In an effort to the increase basketball's international popularity, the National Basketball Association will hold a game Wednesday in London.  For VOA, Tom Rivers says it will be a rare opportunity for British fans to catch live NBA action when the Boston Celtics face the Minnesota Timberwolves.

Ten days ago, London was treated to NHL professional hockey.  In just under three weeks, American football will take center stage here when the NFL hosts a game. 

This week though, the game in town is basketball and the match at the O2 Arena will feature the NBA's Boston Celtics against the Minnesota Timberwolves.  It is the first time the NBA has come to London in 14 years.

Boston guard, Paul Pierce says developing interest outside of North America now seems like a natural thing to do, especially given the fact that more foreign players are playing professional basketball in the United States each year.
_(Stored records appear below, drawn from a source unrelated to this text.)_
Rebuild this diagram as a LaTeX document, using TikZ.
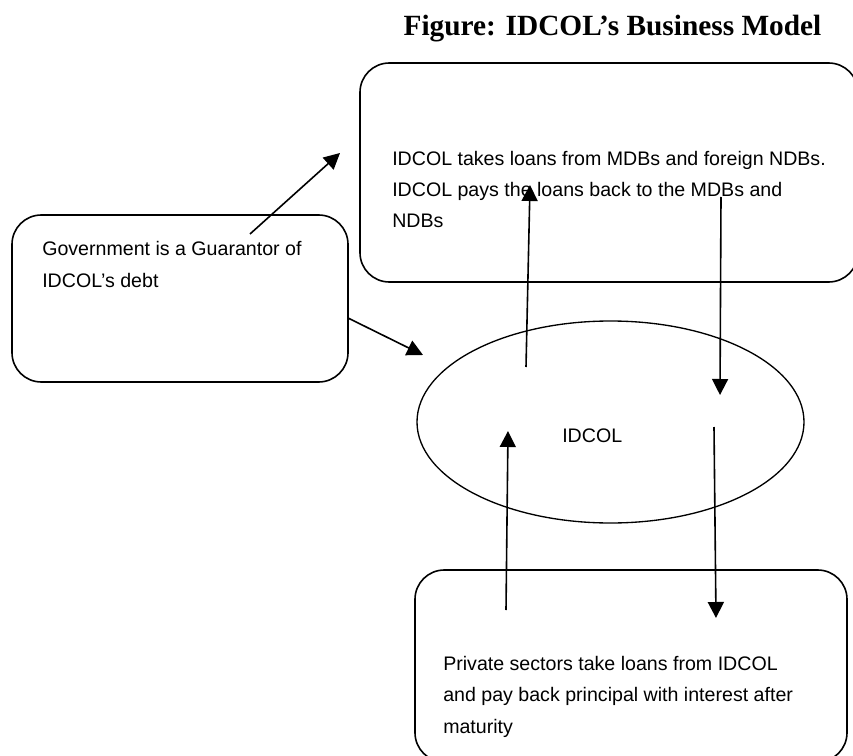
\documentclass[tikz,border=0pt]{standalone}
\usepackage{fontspec}
\setmainfont{Liberation Sans}
\newfontfamily\titlefont{Liberation Serif}
\usetikzlibrary{arrows.meta,shapes.geometric}

\tikzset{
  roundbox/.style={draw, line width=1.2pt, rounded corners=22pt, inner sep=0pt},
  boxtext/.style={anchor=base west, align=left, inner sep=0pt, font=\fontsize{14.7}{23.6}\selectfont},
  flow/.style={-{Triangle[length=12pt,width=12pt]}, line width=1.2pt}
}

\begin{document}
\begin{tikzpicture}[x=0.75pt, y=-0.75pt]
  \useasboundingbox (0,0) rectangle (853,756);

  \node[anchor=base, inner sep=0pt, font=\titlefont\bfseries\fontsize{22}{26}\selectfont] (title) at (612.5,36) {Figure: IDCOL’s Business Model};

  \node[roundbox, minimum width=373.5pt, minimum height=164.25pt] (lenders) at (609,172.5) {};
  \node[roundbox, minimum width=252pt, minimum height=125.25pt] (govt) at (180,298.5) {};
  \node[roundbox, minimum width=324pt, minimum height=144pt] (private) at (631,666) {};
  \node[draw, ellipse, line width=1pt, inner sep=0pt, minimum width=290.25pt, minimum height=151.5pt] (idcol) at (610.5,422) {};

  % base anchor sits on the last line
  \node[boxtext] (lenderstext) at (392,228) {IDCOL takes loans from MDBs and foreign NDBs.\\IDCOL pays the loans back to the MDBs and\\NDBs};
  \node[boxtext] (govttext) at (42,287) {Government is a Guarantor of\\IDCOL’s debt};
  \node[boxtext] (privatetext) at (443,733) {Private sectors take loans from IDCOL\\and pay back principal with interest after\\maturity};
  \node[boxtext] (idcoltext) at (562,442) {IDCOL};

  \coordinate (g1) at (250,234);
  \coordinate (g1t) at (340,153);
  \coordinate (g2) at (348,318);
  \coordinate (g2t) at (423,355);
  \coordinate (u1) at (526,367);
  \coordinate (u1t) at (530,185);
  \coordinate (d1) at (721,197);
  \coordinate (d1t) at (720,395);
  \coordinate (u2) at (506,610);
  \coordinate (u2t) at (508,431);
  \coordinate (d2) at (714,427);
  \coordinate (d2t) at (716,618);

  \draw[flow] (g1) -- (g1t);
  \draw[flow] (g2) -- (g2t);
  \draw[flow] (u1) -- (u1t);
  \draw[flow] (d1) -- (d1t);
  \draw[flow] (u2) -- (u2t);
  \draw[flow] (d2) -- (d2t);
\end{tikzpicture}
\end{document}
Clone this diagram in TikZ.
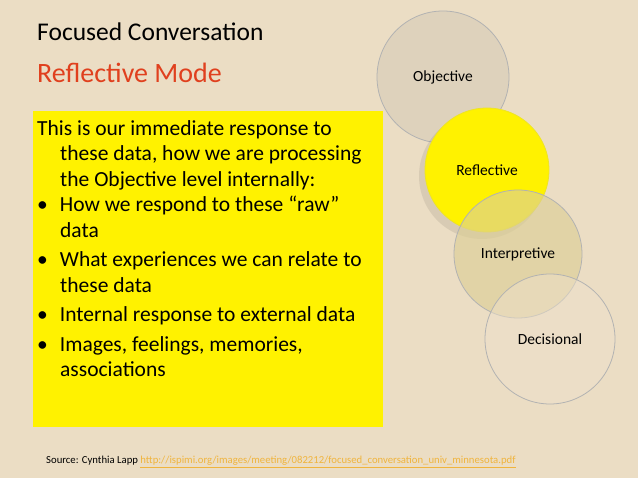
\documentclass[tikz,border=0pt]{standalone}
\usepackage{fontspec}
\setmainfont{Carlito}
\begin{document}
\begin{tikzpicture}[x=1pt,y=-1pt,
  circ/.style={circle,draw=gray!60,line width=0.8pt,inner sep=0pt,font=\fontsize{15.5}{18}\selectfont},
  txt/.style={anchor=north west,inner sep=0pt,align=left}]
\definecolor{bg}{HTML}{EBDDC4}
\definecolor{ttl}{HTML}{E0401E}
\definecolor{lnk}{HTML}{F0B43C}
\fill[bg] (0,0) rectangle (638,478);
\node[txt,font=\fontsize{25.5}{30}\selectfont] (t1) at (37,23) {Focused Conversation};
\node[txt,font=\fontsize{28}{32}\selectfont,text=ttl] (t2) at (37,63) {Reflective Mode};
\fill[yellow] (33,111) rectangle (383,427);
\node[txt,font=\fontsize{21.5}{25.5}\selectfont] (body) at (37,120) {%
This is our immediate response to\\
\hspace*{23pt}these data, how we are processing\\
\hspace*{23pt}the Objective level internally:\\
\textbullet\hspace{12pt}How we respond to these “raw”\\
\hspace*{23pt}data\\[4pt]
\textbullet\hspace{12pt}What experiences we can relate to\\
\hspace*{23pt}these data\\[4pt]
\textbullet\hspace{12pt}Internal response to external data\\[4pt]
\textbullet\hspace{12pt}Images, feelings, memories,\\
\hspace*{23pt}associations};
\node[circ,fill=gray!12!bg,minimum size=132pt] (obj) at (443,77) {Objective};
\fill[black,opacity=0.08] (482,176) circle (63);
\node[circ,fill=yellow,draw=yellow!85!gray,minimum size=124pt] (ref) at (487,170) {Reflective};
\node[circ,fill=olive!18!bg,fill opacity=0.65,text opacity=1,minimum size=128pt] (int) at (518,254) {Interpretive};
\node[circ,fill=bg!90!white,fill opacity=0.5,text opacity=1,minimum size=130pt] (dec) at (550,339) {Decisional};
\node[txt,font=\fontsize{10.7}{12}\selectfont] (src) at (46,456) {Source: Cynthia Lapp \textcolor{lnk}{\underline{http://ispimi.org/images/meeting/082212/focused\_conversation\_univ\_minnesota.pdf}}};
\end{tikzpicture}
\end{document}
"It is a global game," he said.  "I mean, I am excited to see that the game has expanded over the years to how it is growing all across the world and it is only good for the game because you get the interest from so many people that it just generates that many more fans and makes the game even more exciting."

What the NBA wants to do is grow interest in the game in places like Europe.  And although nothing has been decided at this stage, more exhibition games could be heading this way in the coming years. 
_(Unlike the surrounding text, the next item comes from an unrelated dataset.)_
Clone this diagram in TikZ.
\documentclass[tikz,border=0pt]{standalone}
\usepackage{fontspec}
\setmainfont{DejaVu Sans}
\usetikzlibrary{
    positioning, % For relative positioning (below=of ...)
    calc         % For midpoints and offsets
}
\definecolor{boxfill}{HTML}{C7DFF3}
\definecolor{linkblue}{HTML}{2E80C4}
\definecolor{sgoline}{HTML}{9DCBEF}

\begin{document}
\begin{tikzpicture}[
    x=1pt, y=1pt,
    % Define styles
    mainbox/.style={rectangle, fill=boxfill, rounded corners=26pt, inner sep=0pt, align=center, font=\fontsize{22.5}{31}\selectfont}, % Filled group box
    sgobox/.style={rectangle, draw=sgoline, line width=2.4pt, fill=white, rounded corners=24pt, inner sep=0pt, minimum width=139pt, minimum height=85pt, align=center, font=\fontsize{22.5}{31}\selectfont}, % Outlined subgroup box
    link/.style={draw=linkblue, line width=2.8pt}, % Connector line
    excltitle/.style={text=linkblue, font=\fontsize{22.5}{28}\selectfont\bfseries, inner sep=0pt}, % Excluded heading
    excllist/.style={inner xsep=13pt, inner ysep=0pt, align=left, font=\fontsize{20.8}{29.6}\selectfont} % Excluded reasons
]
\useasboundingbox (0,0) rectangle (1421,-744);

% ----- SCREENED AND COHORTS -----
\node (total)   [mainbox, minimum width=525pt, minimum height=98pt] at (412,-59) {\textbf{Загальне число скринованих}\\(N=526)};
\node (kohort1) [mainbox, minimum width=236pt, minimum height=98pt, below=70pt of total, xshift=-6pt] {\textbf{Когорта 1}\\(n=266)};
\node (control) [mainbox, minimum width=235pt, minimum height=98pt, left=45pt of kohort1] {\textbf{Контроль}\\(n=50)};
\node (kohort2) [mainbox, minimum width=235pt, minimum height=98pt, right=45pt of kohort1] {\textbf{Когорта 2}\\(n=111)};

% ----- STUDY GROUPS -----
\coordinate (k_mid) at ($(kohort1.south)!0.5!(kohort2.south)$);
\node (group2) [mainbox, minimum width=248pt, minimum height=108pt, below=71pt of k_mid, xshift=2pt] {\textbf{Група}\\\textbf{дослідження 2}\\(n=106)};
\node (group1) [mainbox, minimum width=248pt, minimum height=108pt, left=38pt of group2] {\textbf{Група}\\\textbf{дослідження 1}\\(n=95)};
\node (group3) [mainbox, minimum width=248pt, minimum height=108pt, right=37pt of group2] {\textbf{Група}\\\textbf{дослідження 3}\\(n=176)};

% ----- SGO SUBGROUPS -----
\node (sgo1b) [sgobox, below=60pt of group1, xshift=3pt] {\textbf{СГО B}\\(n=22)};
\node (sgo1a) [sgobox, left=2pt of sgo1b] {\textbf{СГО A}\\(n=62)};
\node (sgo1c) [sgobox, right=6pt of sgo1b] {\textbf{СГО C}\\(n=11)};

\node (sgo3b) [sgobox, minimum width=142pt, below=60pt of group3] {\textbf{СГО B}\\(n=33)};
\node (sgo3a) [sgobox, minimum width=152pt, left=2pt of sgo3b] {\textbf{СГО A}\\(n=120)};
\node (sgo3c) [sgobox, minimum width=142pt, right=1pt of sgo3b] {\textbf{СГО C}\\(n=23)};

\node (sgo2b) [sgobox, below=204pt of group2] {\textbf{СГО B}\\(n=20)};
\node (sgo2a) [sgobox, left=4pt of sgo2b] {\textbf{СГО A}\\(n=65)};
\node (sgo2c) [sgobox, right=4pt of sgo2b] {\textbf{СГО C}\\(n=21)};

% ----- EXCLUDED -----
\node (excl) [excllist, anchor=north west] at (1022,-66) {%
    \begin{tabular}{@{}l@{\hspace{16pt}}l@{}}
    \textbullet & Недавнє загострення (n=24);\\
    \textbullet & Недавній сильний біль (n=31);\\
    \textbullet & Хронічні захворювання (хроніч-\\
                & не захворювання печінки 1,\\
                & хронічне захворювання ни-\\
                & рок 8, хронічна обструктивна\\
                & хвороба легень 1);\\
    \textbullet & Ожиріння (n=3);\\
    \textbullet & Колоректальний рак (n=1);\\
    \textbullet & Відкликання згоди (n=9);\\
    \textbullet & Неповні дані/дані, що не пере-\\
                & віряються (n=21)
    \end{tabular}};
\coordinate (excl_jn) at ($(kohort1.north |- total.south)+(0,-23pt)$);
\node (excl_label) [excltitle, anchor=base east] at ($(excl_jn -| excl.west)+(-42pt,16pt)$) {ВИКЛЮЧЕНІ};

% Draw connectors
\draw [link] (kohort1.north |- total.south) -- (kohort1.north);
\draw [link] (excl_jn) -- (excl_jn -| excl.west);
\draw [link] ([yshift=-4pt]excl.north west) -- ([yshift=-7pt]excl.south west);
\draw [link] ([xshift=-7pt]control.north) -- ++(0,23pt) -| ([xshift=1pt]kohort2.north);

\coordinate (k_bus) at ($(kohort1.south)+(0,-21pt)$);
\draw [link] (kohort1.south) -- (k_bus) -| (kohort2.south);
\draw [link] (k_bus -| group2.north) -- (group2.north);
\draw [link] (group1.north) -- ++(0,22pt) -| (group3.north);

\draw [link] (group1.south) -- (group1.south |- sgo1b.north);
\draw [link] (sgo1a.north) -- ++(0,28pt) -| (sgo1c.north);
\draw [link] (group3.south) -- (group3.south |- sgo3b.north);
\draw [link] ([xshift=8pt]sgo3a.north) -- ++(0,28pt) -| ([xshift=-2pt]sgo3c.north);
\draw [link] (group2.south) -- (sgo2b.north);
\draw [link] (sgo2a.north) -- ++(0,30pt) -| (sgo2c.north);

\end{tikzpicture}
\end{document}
Timberwolves center, Mark Blount says that is all right with him.

"Figure something out with the flying and the jets.  And if they are able to work something out you know, it would be great," he said.  "I really like London.  It is a great town, a great, great place."
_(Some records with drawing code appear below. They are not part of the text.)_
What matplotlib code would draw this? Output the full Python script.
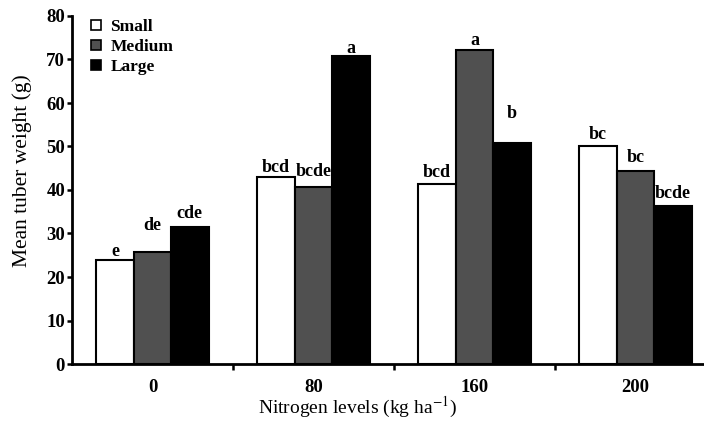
import matplotlib
matplotlib.use('Agg')
import matplotlib.pyplot as plt
from matplotlib.patches import Patch
import numpy as np

plt.rcParams['font.family'] = ['Liberation Serif', 'DejaVu Serif']
plt.rcParams['mathtext.fontset'] = 'stix'

nitrogen_levels = ['0', '80', '160', '200']
sizes = ['Small', 'Medium', 'Large']
small = [23.9, 43.0, 41.4, 50.1]
medium = [25.8, 40.8, 72.2, 44.4]
large = [31.6, 70.9, 50.9, 36.3]
small_letters = ['e', 'bcd', 'bcd', 'bc']
medium_letters = ['de', 'bcde', 'a', 'bc']
large_letters = ['cde', 'a', 'b', 'bcde']

colors = ['white', '#505050', 'black']
# gap in pixels between bar top and letter baseline
small_gap = [4, 5, 7, 7]
medium_gap = [22, 11, 5, 9]
large_gap = [9, 3, 25, 8]

W, H = 704, 423
fig = plt.figure(figsize=(W / 100, H / 100), dpi=100)
ax = fig.add_axes([72 / W, 59 / H, 644 / W, 348 / H])

x = np.arange(len(nitrogen_levels))
width = 0.232
series = [small, medium, large]
letters = [small_letters, medium_letters, large_letters]
gaps = [small_gap, medium_gap, large_gap]

for i, values in enumerate(series):
    pos = x + (i - 1) * width
    ax.bar(pos, values, width, color=colors[i], edgecolor='black', linewidth=1.5, zorder=2)
    for px, v, lab, g in zip(pos, values, letters[i], gaps[i]):
        ax.annotate(lab, (px, v), xytext=(0, g), textcoords='offset pixels',
                    ha='center', va='baseline', fontsize=13, fontweight='bold')

ax.set_xlim(-0.5, 3.5)
ax.set_ylim(0, 80)
ax.spines['top'].set_visible(False)
ax.spines['right'].set_visible(False)
ax.spines['left'].set_linewidth(2)
ax.spines['bottom'].set_linewidth(2)

ax.set_yticks(range(0, 81, 10))
ax.tick_params(axis='y', length=3.5, width=1.8, pad=1.5, labelsize=13.5)
for t in ax.get_yticklabels():
    t.set_fontweight('bold')

ax.set_xticks([0.5, 1.5, 2.5])
ax.set_xticklabels([])
ax.tick_params(axis='x', which='major', length=4.5, width=1.8)
ax.set_xticks(x, minor=True)
ax.set_xticklabels(nitrogen_levels, minor=True)
ax.tick_params(axis='x', which='minor', length=0, pad=10.5, labelsize=13.5)
for t in ax.get_xticklabels(minor=True):
    t.set_fontweight('bold')

handles = [Patch(facecolor=c, edgecolor='black', linewidth=1.2) for c in colors]
ax.legend(handles, sizes, loc='upper left', bbox_to_anchor=(0.03, 0.991),
          frameon=False, handlelength=0.55, handleheight=0.55, handletextpad=0.55,
          labelspacing=0.23, borderaxespad=0, borderpad=0,
          prop={'weight': 'bold', 'size': 12.5})

fig.text(357 / W, (H - 413) / H, r'Nitrogen levels (kg ha$^{-1}$)',
         ha='center', va='baseline', fontsize=14)
fig.text(22 / W, (H - 171) / H, 'Mean tuber weight (g)', rotation=90,
         ha='center', va='center', fontsize=15.5)

fig.savefig('out.png', dpi=100)
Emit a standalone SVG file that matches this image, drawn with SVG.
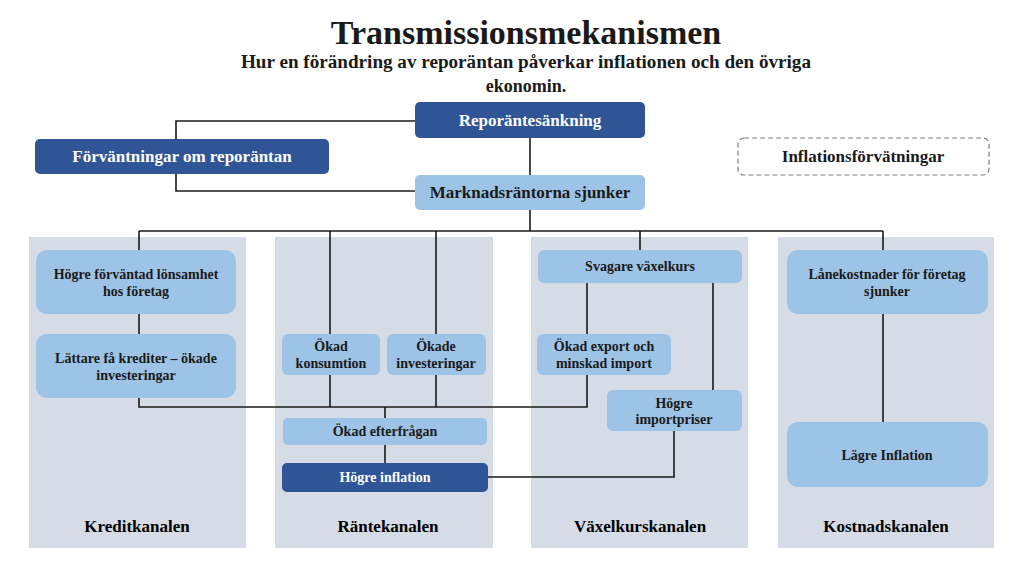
<svg xmlns="http://www.w3.org/2000/svg" width="1024" height="576" viewBox="0 0 1024 576">
<style>
text{font-family:"Liberation Serif","Times New Roman",serif;font-weight:bold;text-anchor:middle;fill:#1a1a1a}
.panel{fill:#d6dce5}
.dark{fill:#2f5597}
.light{fill:#9dc3e6}
.wt{fill:#ffffff}
.top{font-size:17px}
.nd{font-size:14px}
.ch{font-size:17px;fill:#000}
.conn{stroke:#1a1a1a;stroke-width:1.6;fill:none}
</style>
<rect width="1024" height="576" fill="#ffffff"/>
<text x="526" y="44" font-size="34" fill="#000">Transmissionsmekanismen</text>
<text x="526" y="68" font-size="18" textLength="570" lengthAdjust="spacingAndGlyphs">Hur en förändring av reporäntan påverkar inflationen och den övriga</text>
<text x="526" y="92" font-size="18">ekonomin.</text>

<g id="panels">
<rect class="panel" x="29" y="237" width="217" height="311"/>
<rect class="panel" x="275" y="237" width="218" height="311"/>
<rect class="panel" x="531" y="237" width="217" height="311"/>
<rect class="panel" x="778" y="237" width="216" height="311"/>
</g>

<g id="connectors" class="conn">
<polyline points="415,121 176,121 176,139"/>
<polyline points="176,174 176,191 415,191"/>
<line x1="530" y1="138" x2="530" y2="175"/>
<line x1="530" y1="210" x2="530" y2="231"/>
<line x1="139" y1="231" x2="883" y2="231"/>
<line x1="139" y1="231" x2="139" y2="250"/>
<line x1="330" y1="231" x2="330" y2="334"/>
<line x1="436" y1="231" x2="436" y2="334"/>
<line x1="640" y1="231" x2="640" y2="250"/>
<line x1="883" y1="231" x2="883" y2="250"/>
<line x1="139" y1="314" x2="139" y2="334"/>
<polyline points="139,398 139,407 587,407 587,375"/>
<line x1="330" y1="375" x2="330" y2="407"/>
<line x1="436" y1="375" x2="436" y2="407"/>
<line x1="385" y1="407" x2="385" y2="418"/>
<line x1="385" y1="445" x2="385" y2="463"/>
<polyline points="488,477 674,477 674,431"/>
<line x1="587" y1="283" x2="587" y2="334"/>
<line x1="713" y1="283" x2="713" y2="390"/>
<line x1="883" y1="314" x2="883" y2="422"/>
</g>

<g id="n-repo"><rect class="dark" x="415" y="102" width="230" height="36" rx="5"/><text class="top wt" x="530" y="126">Reporäntesänkning</text></g>
<g id="n-forv"><rect class="dark" x="35" y="139" width="294" height="35" rx="5"/><text class="top wt" x="182" y="162">Förväntningar om reporäntan</text></g>
<g id="n-mark"><rect class="light" x="415" y="175" width="230" height="35" rx="5"/><text class="top" x="530" y="198">Marknadsräntorna sjunker</text></g>
<g id="n-infl"><rect x="738" y="138" width="251" height="37" rx="6" fill="#ffffff" stroke="#7f7f7f" stroke-width="1.2" stroke-dasharray="5,3"/><text class="top" x="863" y="162">Inflationsförvätningar</text></g>

<g id="n-hogre-forv"><rect class="light" x="36" y="250" width="200" height="64" rx="11"/><text class="nd" x="136" y="279">Högre förväntad lönsamhet</text><text class="nd" x="136" y="296">hos företag</text></g>
<g id="n-lattare"><rect class="light" x="36" y="334" width="200" height="64" rx="11"/><text class="nd" x="136" y="363">Lättare få krediter – ökade</text><text class="nd" x="136" y="380">investeringar</text></g>

<g id="n-konsum"><rect class="light" x="282" y="334" width="98" height="41" rx="6"/><text class="nd" x="331" y="351">Ökad</text><text class="nd" x="331" y="368">konsumtion</text></g>
<g id="n-invest"><rect class="light" x="387" y="334" width="99" height="41" rx="6"/><text class="nd" x="436" y="351">Ökade</text><text class="nd" x="436" y="368">investeringar</text></g>
<g id="n-efterfr"><rect class="light" x="283" y="418" width="204" height="27" rx="5"/><text class="nd" x="385" y="436">Ökad efterfrågan</text></g>
<g id="n-hogre-infl"><rect class="dark" x="282" y="463" width="206" height="29" rx="5"/><text class="nd wt" x="385" y="482">Högre inflation</text></g>

<g id="n-svagare"><rect class="light" x="538" y="250" width="204" height="33" rx="6"/><text class="nd" x="640" y="271">Svagare växelkurs</text></g>
<g id="n-export"><rect class="light" x="537" y="334" width="134" height="41" rx="6"/><text class="nd" x="604" y="351">Ökad export och</text><text class="nd" x="604" y="368">minskad import</text></g>
<g id="n-import"><rect class="light" x="607" y="390" width="135" height="41" rx="6"/><text class="nd" x="674" y="408">Högre</text><text class="nd" x="674" y="424">importpriser</text></g>

<g id="n-lane"><rect class="light" x="787" y="250" width="201" height="64" rx="11"/><text class="nd" x="887" y="279">Lånekostnader för företag</text><text class="nd" x="887" y="296">sjunker</text></g>
<g id="n-lagre"><rect class="light" x="787" y="422" width="201" height="65" rx="11"/><text class="nd" x="887" y="460">Lägre Inflation</text></g>

<g id="labels">
<text class="ch" x="137" y="532">Kreditkanalen</text>
<text class="ch" x="388" y="532">Räntekanalen</text>
<text class="ch" x="640" y="532">Växelkurskanalen</text>
<text class="ch" x="886" y="532">Kostnadskanalen</text>
</g>
</svg>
Former Timberwolf, now Celtic forward, Kevin Garnett says just as David Beckham is trying to boost interest in soccer in America, he is pleased to do what he can this week to increase the profile of basketball in Europe.

"There are plenty of ambassadors in football as it is in basketball, and if they need me to be, sure.  But we have plenty of people that, you can sort of pick and choose," he said.

There has been a lot of speculation this week in Britain about whether there might one day be an NBA franchise in Europe.  The Vice President of Basketball Operations for the Timberwolves, Kevin McHale, says there are a lot of avenues to explore in the coming years and that means different options can be tried out.

"I personally would think that if they were going to do it, you would almost have an American division and a Euro division and you would have, it would be like the Eastern Conference-West Conference.  You might play everybody twice over here, but you would have to make two trips that lasted three weeks to get it done type of thing.  So, I do not know.  Logistically, this travel is a bear.  Travel is tough enough when you are traveling from Minneapolis to Seattle, Seattle-Los Angeles, Los Angeles-Utah, Utah-Denver, Denver-Minneapolis on a five-game swing or four-game swing, that is hard."

But the players say they have liked their unusual week of preseason action in Europe.  They say it was good for them and their teams.